EVA MARINE CORP. v. DESTINY YACHTS, LLC

Supreme Court of New York (2008)

Facts

Issue

Holding — Austin, J.

Rule

Reasoning

Deep Dive: How the Court Reached Its Decision

Standing of EVA Marine Corp.

The court's reasoning commenced with the determination of EVA Marine Corp.'s standing to maintain its breach of contract action against Destiny Yachts, LLC. It established that a foreign corporation, such as Marine, must be authorized to conduct business in New York and fulfill its obligations regarding franchise taxes before initiating a lawsuit in the state. The court highlighted that Marine, as a Delaware corporation with operational offices in Nassau County, was indeed doing business in New York. However, Marine had not provided evidence that it obtained the necessary authorization to operate within the state, leading the court to conclude that it lacked standing to pursue the action.

Proof Required for Default Judgment

In addition to the standing issue, the court addressed the adequacy of Marine's motion for a default judgment. The court pointed out that under CPLR 3215, a party seeking a default judgment must support its application with proof of service of the summons and complaint, an affidavit from someone with personal knowledge of the facts, and evidence of the default. Marine's motion was deemed insufficient because it lacked an affidavit from an individual with direct knowledge of the relevant facts surrounding the case, undermining the credibility of its claims. Moreover, the court noted that Marine failed to attach the Yacht Construction Contract or specify its provisions, which are critical in establishing a breach of contract claim.

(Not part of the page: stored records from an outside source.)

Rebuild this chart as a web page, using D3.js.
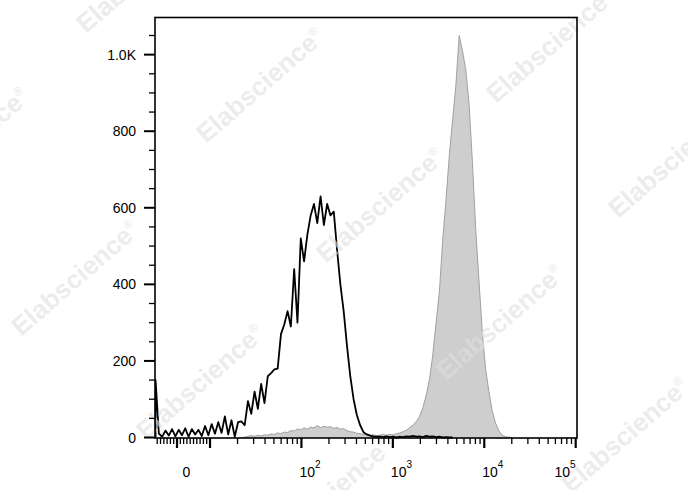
<!DOCTYPE html>
<html>
<head>
<meta charset="utf-8">
<script src="https://cdn.jsdelivr.net/npm/d3@7"></script>
<style>
  html, body { margin: 0; padding: 0; background: #fff; }
  svg { display: block; }
  text { font-family: "Liberation Sans", Arial, Helvetica, sans-serif; }
</style>
</head>
<body>
<svg id="chart" width="688" height="490"></svg>
<script>
// ---------------- DATA ----------------
// Histogram bins are equally spaced in display (biexponential) channel units.
const binStart = -0.65;   // centre of first bin, display units
const binWidth = 0.1;     // bin width, display units

// Unstained / isotype (black outline) counts per bin, starting at bin 0
const blackCounts = [
  150, 10, 2, 18, 5, 22, 3, 20, 6, 24,
  2, 22, 8, 20, 4, 30, 6, 35, 10, 40,
  12, 55, 8, 45, 2, 40, 42, 32, 95, 62,
  120, 75, 140, 90, 160, 168, 178, 180, 270, 295,
  330, 290, 440, 300, 520, 460, 530, 580, 610, 560,
  630, 555, 610, 580, 590, 490, 400, 330, 240, 160,
  100, 58, 32, 14, 8, 5, 3, 2, 2, 1,
  3, 1, 2, 0, 2, 1, 3, 2, 4, 2,
  3, 1, 4, 2, 3, 1, 2, 0, 1, 0, 0
];

// Stained sample (grey filled) counts per bin, starting at bin grayFirstBin
const grayFirstBin = 26;
const grayCounts = [
  0, 1, 3, 5, 3, 6, 4, 7, 6, 9,
  8, 12, 10, 14, 13, 18, 17, 22, 20, 25,
  22, 27, 25, 31, 26, 29, 27, 28, 24, 26,
  22, 23, 18, 15, 14, 11, 10, 8, 9, 6,
  7, 5, 6, 8, 6, 8, 7, 10, 12, 15,
  19, 26, 32, 42, 55, 78, 110, 152, 215, 300,
  380, 515, 620, 735, 830, 920, 1050, 1010, 960, 870,
  720, 545, 410, 275, 180, 120, 70, 38, 18, 6,
  2, 1, 0
];

// Axis ticks
const yMajorTicks = [0, 200, 400, 600, 800, 1000];
const yMajorLabels = ["0", "200", "400", "600", "800", "1.0K"];
const yMinorTicks = [50, 100, 150, 250, 300, 350, 450, 500, 550, 650, 700, 750, 850, 900, 950, 1050];

const xMajorTicks = [0, 10, 100, 1000, 10000, 100000];
const xMinorTicks = [-6, -5, -4, -3, -2, -1, 1, 2, 3, 4, 5, 6, 7, 8, 9,
  20, 30, 40, 50, 60, 70, 80, 90,
  200, 300, 400, 500, 600, 700, 800, 900,
  2000, 3000, 4000, 5000, 6000, 7000, 8000, 9000,
  20000, 30000, 40000, 50000, 60000, 70000, 80000, 90000];
const xLabelValues = [0, 100, 1000, 10000, 100000];
const xLabelExponents = [null, "2", "3", "4", "5"];

const watermarkText = "Elabscience";
const watermarkCenters = [
  [140, -25], [260, 85], [380, 205], [500, 322], [625, 435],
  [550, 45], [672, 160], [-35, 145], [75, 278], [200, 382], [328, 495]
];

// ---------------- SCALES ----------------
const plot = { left: 155, right: 577, top: 17.5, bottom: 438 };

// biexponential-like display transform: linear below 10, log above
function displayT(v) {
  return v <= 10 ? v / 10 : 1 + 2.77 * Math.log10(v / 10);
}
const x = d3.scaleLinear().domain([-0.667, 12.12]).range([plot.left, plot.right]);
const xv = v => x(displayT(v));
const y = d3.scaleLinear().domain([0, 1097]).range([437.5, plot.top]);

const svg = d3.select("#chart");
svg.append("rect").attr("width", 688).attr("height", 490).attr("fill", "#fff");

const defs = svg.append("defs");
defs.append("clipPath").attr("id", "clip")
  .append("rect").attr("x", plot.left).attr("y", plot.top)
  .attr("width", plot.right - plot.left).attr("height", plot.bottom - plot.top + 1);

const binCenter = i => binStart + i * binWidth;

// ---------------- GREY FILLED HISTOGRAM ----------------
const grayPts = grayCounts.map((c, k) => [binCenter(grayFirstBin + k), c]);
const area = d3.area()
  .x(d => x(d[0])).y0(y(0)).y1(d => y(d[1]));
const gLine = d3.line().x(d => x(d[0])).y(d => y(d[1]));

const dataG = svg.append("g").attr("clip-path", "url(#clip)");
dataG.append("path").datum(grayPts)
  .attr("d", area).attr("fill", "#cecece").attr("stroke", "none");
dataG.append("path").datum(grayPts)
  .attr("d", gLine).attr("fill", "none").attr("stroke", "#a0a0a0").attr("stroke-width", 1);

// ---------------- WATERMARK ----------------
const wm = svg.append("g").attr("pointer-events", "none");
watermarkCenters.forEach(([cx, cy]) => {
  const t = wm.append("text")
    .attr("transform", `translate(${cx},${cy}) rotate(-41)`)
    .attr("text-anchor", "middle")
    .attr("dy", "0.35em")
    .attr("font-size", 26)
    .attr("font-weight", "bold")
    .attr("fill", "#e0e0e0")
    .attr("fill-opacity", 0.6)
    .text(watermarkText);
  t.append("tspan").attr("font-size", 12).attr("dy", "-0.9em").text("®");
});

// ---------------- BLACK HISTOGRAM ----------------
const blackPts = [[binCenter(0), 0]].concat(blackCounts.map((c, i) => [binCenter(i), c]));
dataG.append("path").datum(blackPts)
  .attr("d", gLine).attr("fill", "none").attr("stroke", "#000")
  .attr("stroke-width", 1.8).attr("stroke-linejoin", "round");

// ---------------- FRAME ----------------
svg.append("rect")
  .attr("x", plot.left).attr("y", plot.top)
  .attr("width", plot.right - plot.left).attr("height", plot.bottom - plot.top)
  .attr("fill", "none").attr("stroke", "#000").attr("stroke-width", 1.6);

// ---------------- Y AXIS ----------------
const yAx = svg.append("g");
yAx.selectAll("line.ymaj").data(yMajorTicks).join("line")
  .attr("x1", plot.left - 11).attr("x2", plot.left)
  .attr("y1", d => y(d)).attr("y2", d => y(d))
  .attr("stroke", "#000").attr("stroke-width", 2);
yAx.selectAll("line.ymin").data(yMinorTicks).join("line")
  .attr("x1", plot.left - 6).attr("x2", plot.left)
  .attr("y1", d => y(d)).attr("y2", d => y(d))
  .attr("stroke", "#000").attr("stroke-width", 1.3);
yAx.selectAll("text").data(yMajorTicks).join("text")
  .attr("x", 136).attr("y", d => y(d)).attr("dy", "0.36em")
  .attr("text-anchor", "end").attr("font-size", 14).attr("fill", "#000")
  .text((d, i) => yMajorLabels[i]);

// ---------------- X AXIS ----------------
const xAx = svg.append("g");
xAx.selectAll("line.xmaj").data(xMajorTicks).join("line")
  .attr("x1", d => xv(d)).attr("x2", d => xv(d))
  .attr("y1", plot.bottom).attr("y2", plot.bottom + 10)
  .attr("stroke", "#000").attr("stroke-width", 2.2);
xAx.selectAll("line.xmin").data(xMinorTicks).join("line")
  .attr("x1", d => xv(d)).attr("x2", d => xv(d))
  .attr("y1", plot.bottom).attr("y2", plot.bottom + 6)
  .attr("stroke", "#000").attr("stroke-width", 1.3);

xLabelValues.forEach((v, i) => {
  const exp = xLabelExponents[i];
  const t = xAx.append("text").attr("y", 477).attr("font-size", 14).attr("fill", "#000");
  if (exp === null) {
    t.attr("x", xv(v) + 9.5).attr("text-anchor", "middle").text("0");
  } else {
    if (i === xLabelValues.length - 1) {
      t.attr("x", xv(v)).attr("text-anchor", "end");
    } else {
      t.attr("x", xv(v) - 2).attr("text-anchor", "start");
    }
    t.append("tspan").text("10");
    t.append("tspan").attr("dy", -9).attr("font-size", 10).text(exp);
  }
});
</script>
</body>
</html>
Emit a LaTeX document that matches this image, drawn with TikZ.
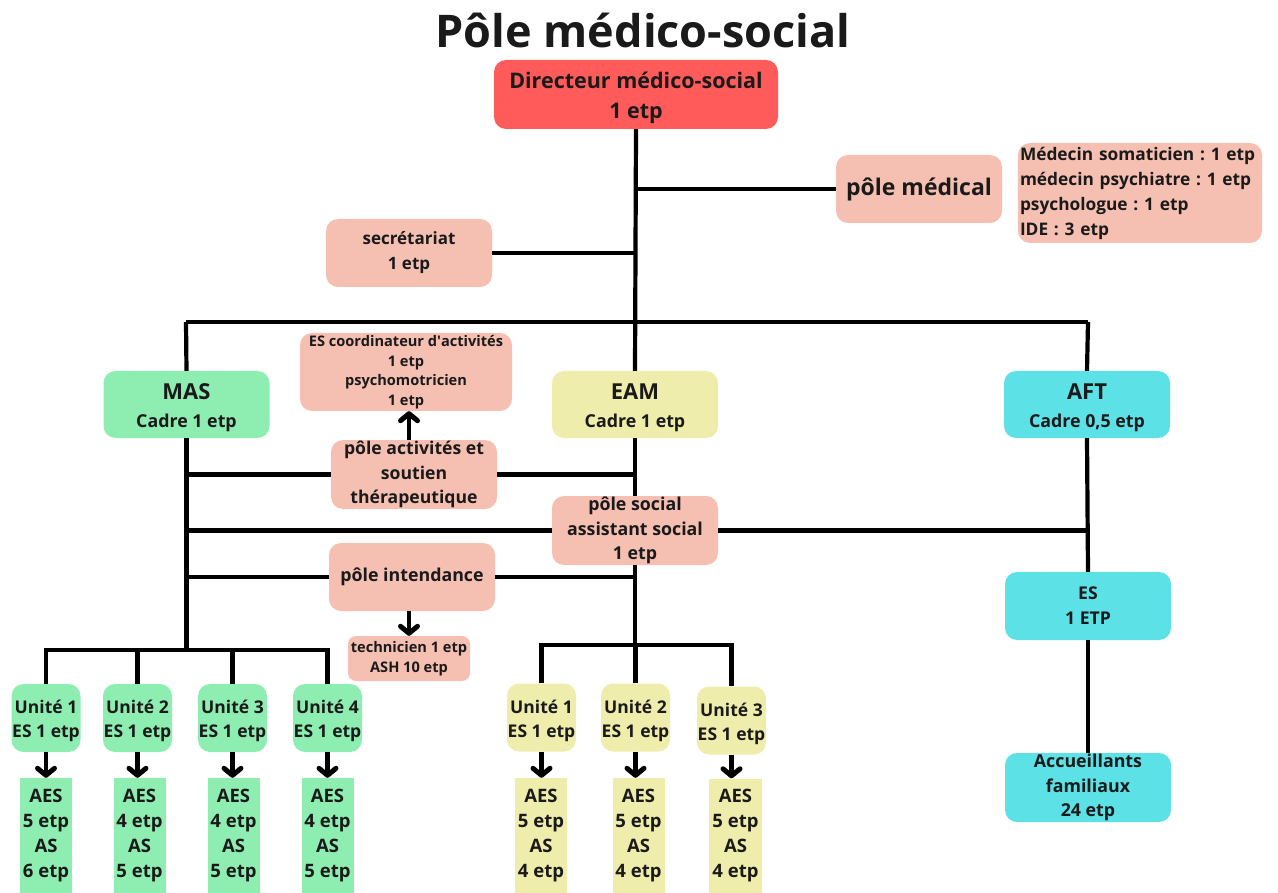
\documentclass[tikz,border=0pt]{standalone}
\usepackage{fontspec}
\setmainfont{Open Sans}
\usetikzlibrary{arrows.meta,calc}
\definecolor{pinkc}{HTML}{F5BFB2}
\definecolor{redc}{HTML}{FF5B5B}
\definecolor{greenc}{HTML}{8EEEB1}
\definecolor{yellowc}{HTML}{EEEDAB}
\definecolor{cyanc}{HTML}{5CE1E6}
\definecolor{txt}{HTML}{1A1A1A}
\frenchspacing
\newcommand{\fsz}[2]{\fontsize{#1}{#2}\selectfont\bfseries}
\begin{document}
\begin{tikzpicture}[x=1pt,y=-1pt,
  box/.style={rounded corners=12pt, inner sep=1pt, align=center, text=txt},
  std/.style={box, minimum width=166pt, minimum height=68pt},
  unitbox/.style={box, inner sep=0pt, minimum width=69pt, minimum height=68pt, font=\fsz{17.5}{24}},
  aesbox/.style={inner sep=0pt, minimum width=52pt, minimum height=115pt, align=center, text=txt, font=\fsz{18.5}{25}},
  conn/.style={line width=4.2pt, draw=black},
  arr/.style={line width=4.2pt, -{Straight Barb[length=7pt,width=17pt,line width=5pt,round]}},
]
\useasboundingbox (0,0) rectangle (1278,893);

\node[text=txt, font=\fsz{45}{50}] (title) at (643,30) {Pôle médico-social};

\node[box, fill=redc, minimum width=284pt, minimum height=69pt, font=\fsz{21.5}{30}] (dir) at (636,94.5) {\rule{0pt}{24pt}Directeur médico-social\\1 etp};
\node[std, fill=pinkc, font=\fsz{23}{26}] (medical) at (919,189) {pôle médical};
\node[box, fill=pinkc, minimum height=100pt, text width=240pt, inner xsep=2pt, align=left, font=\fsz{17.3}{25}] (medecin) at (1140,193) {Médecin somaticien : 1 etp\\médecin psychiatre : 1 etp\\psychologue : 1 etp\\IDE : 3 etp};
\node[std, fill=pinkc, font=\fsz{17}{25}] (secr) at (409,253) {secrétariat\\1 etp};

\node[std, fill=greenc, minimum height=67pt, font=\fsz{17.8}{28}] (MAS) at (186.5,404.5) {{\fsz{22}{26}\rule{0pt}{23pt}MAS}\\Cadre 1 etp};
\node[box, fill=pinkc, minimum width=212pt, minimum height=78pt, font=\fsz{14.6}{19.5}] (coord) at (406,372) {ES coordinateur d\textquotesingle activités\\1 etp\\psychomotricien\\1 etp};
\node[std, fill=yellowc, minimum height=67pt, font=\fsz{17.8}{28}] (EAM) at (635,404.5) {{\fsz{22}{26}\rule{0pt}{23pt}EAM}\\Cadre 1 etp};
\node[std, fill=cyanc, minimum height=67pt, font=\fsz{17.8}{28}] (AFT) at (1087,404.5) {{\fsz{22}{26}\rule{0pt}{23pt}AFT}\\Cadre 0,5 etp};

\node[std, fill=pinkc, minimum height=69pt, font=\fsz{17.6}{24.5}] (activ) at (414,474.5) {pôle activités et\\soutien\\thérapeutique};
\node[std, fill=pinkc, minimum height=69pt, font=\fsz{17.8}{24.5}] (social) at (635,530.5) {pôle social\\assistant social\\1 etp};
\node[std, fill=pinkc, font=\fsz{17.8}{24}] (intend) at (412,577) {pôle intendance};
\node[box, fill=pinkc, rounded corners=8pt, minimum width=122pt, minimum height=45pt, font=\fsz{14.6}{20}] (tech) at (409,658.5) {technicien 1 etp\\ASH 10 etp};

\node[std, fill=cyanc, font=\fsz{17.6}{25}] (es) at (1088,606) {ES\\1 ETP};
\node[std, fill=cyanc, minimum height=69pt, font=\fsz{17.8}{24.5}] (acc) at (1088,787.5) {Accueillants\\familiaux\\24 etp};

% MAS units
\node[unitbox, fill=greenc] (m1) at (46,718) {\rule{0pt}{20pt}Unité 1\\ES 1 etp};
\node[unitbox, fill=greenc] (m2) at (137.5,718) {\rule{0pt}{20pt}Unité 2\\ES 1 etp};
\node[unitbox, fill=greenc] (m3) at (232.5,718) {\rule{0pt}{20pt}Unité 3\\ES 1 etp};
\node[unitbox, fill=greenc] (m4) at (327.5,718) {\rule{0pt}{20pt}Unité 4\\ES 1 etp};
\node[aesbox, fill=greenc] (ma1) at (46,835.5) {AES\\5 etp\\AS\\6 etp};
\node[aesbox, fill=greenc] (ma2) at (139.5,835.5) {AES\\4 etp\\AS\\5 etp};
\node[aesbox, fill=greenc] (ma3) at (233.5,835.5) {AES\\4 etp\\AS\\5 etp};
\node[aesbox, fill=greenc] (ma4) at (327.5,835.5) {AES\\4 etp\\AS\\5 etp};

% EAM units
\node[unitbox, fill=yellowc] (e1) at (541.5,717.5) {\rule{0pt}{20pt}Unité 1\\ES 1 etp};
\node[unitbox, fill=yellowc] (e2) at (635.5,717.5) {\rule{0pt}{20pt}Unité 2\\ES 1 etp};
\node[unitbox, fill=yellowc] (e3) at (731.5,720.5) {\rule{0pt}{20pt}Unité 3\\ES 1 etp};
\node[aesbox, fill=yellowc] (ea1) at (541,835.5) {AES\\5 etp\\AS\\4 etp};
\node[aesbox, fill=yellowc] (ea2) at (638.5,835.5) {AES\\5 etp\\AS\\4 etp};
\node[aesbox, fill=yellowc, minimum width=53pt] (ea3) at (735.5,836) {AES\\5 etp\\AS\\4 etp};

% bus coordinates
\coordinate (busL) at (186,322);
\coordinate (busR) at (1088,322);
\coordinate (mbus) at (188,650);
\coordinate (ebus) at (634,645);

% connectors
\begin{scope}[conn]
\draw (dir.south) -- (EAM.north);
\draw (busL) -- (busR);
\draw (busL) -- (MAS.north);
\draw (busR) -- (AFT.north);
\draw (medical.west) -- (medical.west -| dir.south);
\draw (secr.east) -- (secr.east -| dir.south);
\draw (MAS.south) -- (MAS.south |- mbus);
\draw (activ.west) -- (activ.west -| MAS.south);
\draw (activ.east) -- (activ.east -| EAM.south);
\draw (EAM.south) -- (social.north);
\draw (social.west) -- (social.west -| MAS.south);
\draw (social.east) -- (social.east -| AFT.south);
\draw (AFT.south) -- (es.north);
\draw (es.south) -- (acc.north);
\draw (intend.west) -- (intend.west -| MAS.south);
\draw (intend.east) -- (intend.east -| EAM.south);
\draw (social.south) -- (social.south |- ebus);
\draw (m1.north) -- (m1.north |- mbus) -- (m4.north |- mbus) -- (m4.north);
\draw (m2.north) -- (m2.north |- mbus);
\draw (m3.north) -- (m3.north |- mbus);
\draw (e1.north) -- (e1.north |- ebus) -- (e3.north |- ebus) -- (e3.north);
\draw (e2.north) -- (e2.north |- ebus);
\end{scope}

% arrows
\draw[arr] (tech.north |- activ.north) -- (tech.north |- coord.south);
\draw[arr] (tech.north |- intend.south) -- (tech.north);
\foreach \u in {1,2,3,4}{\draw[arr] (m\u.south) -- (m\u.south |- ma\u.north);}
\foreach \u in {1,2,3}{\draw[arr] (e\u.south) -- (e\u.south |- ea\u.north);}
\end{tikzpicture}
\end{document}
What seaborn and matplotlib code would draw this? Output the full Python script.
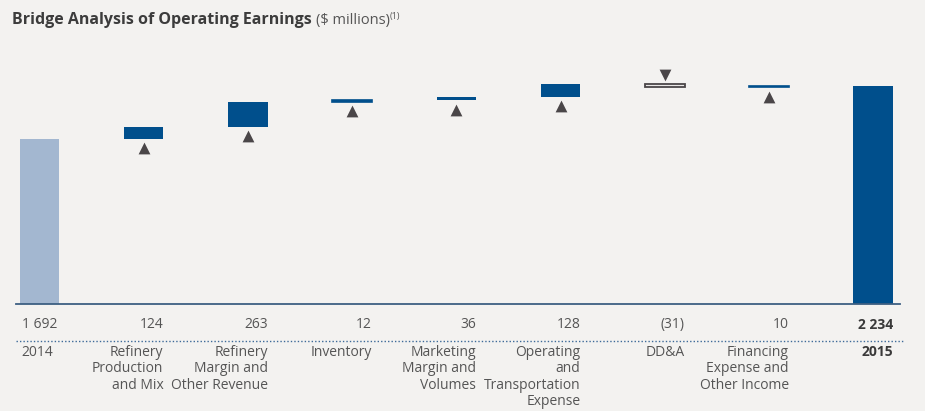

Breach of Contract Elements

The court also analyzed the elements required to establish a breach of contract. It explained that a plaintiff must demonstrate the existence of a valid contract, consideration, fulfillment of their own contractual obligations, a breach by the defendant, and resultant damages. Marine's complaint did not provide details about the contract's provisions or how Destiny allegedly breached them. The absence of the contract from the motion papers left the court without a clear understanding of the obligations involved and how they were violated. Consequently, the court found that Marine did not adequately establish its breach of contract claim against Destiny.

Guaranty Requirements

The court further examined the second cause of action against Edward G. Weiner, who personally guaranteed Destiny's obligations. It noted that under General Obligations Law § 5-701(a)(2), a guaranty must be in writing and executed by the person to be charged. Marine failed to provide a copy of the guaranty allegedly executed by Weiner, which meant it could not substantiate its claim that Weiner was liable for Destiny's obligations. The lack of documentation regarding the guaranty further weakened Marine's position and contributed to the denial of the motion for default judgment.

Jurisdictional Concerns

Lastly, the court raised concerns about its jurisdiction over the defendants. It acknowledged that while the summons indicated jurisdiction in Nassau County, based on the contract between Marine and Destiny, the plaintiff had not presented sufficient factual support to establish in personam jurisdiction over the defendants. The court emphasized that, beyond a contractual consent to jurisdiction, there must be a substantive basis for exercising jurisdiction, which Marine failed to demonstrate. This oversight reinforced the court's decision to deny the motion for default judgment, underscoring the importance of proper jurisdictional grounds in litigation.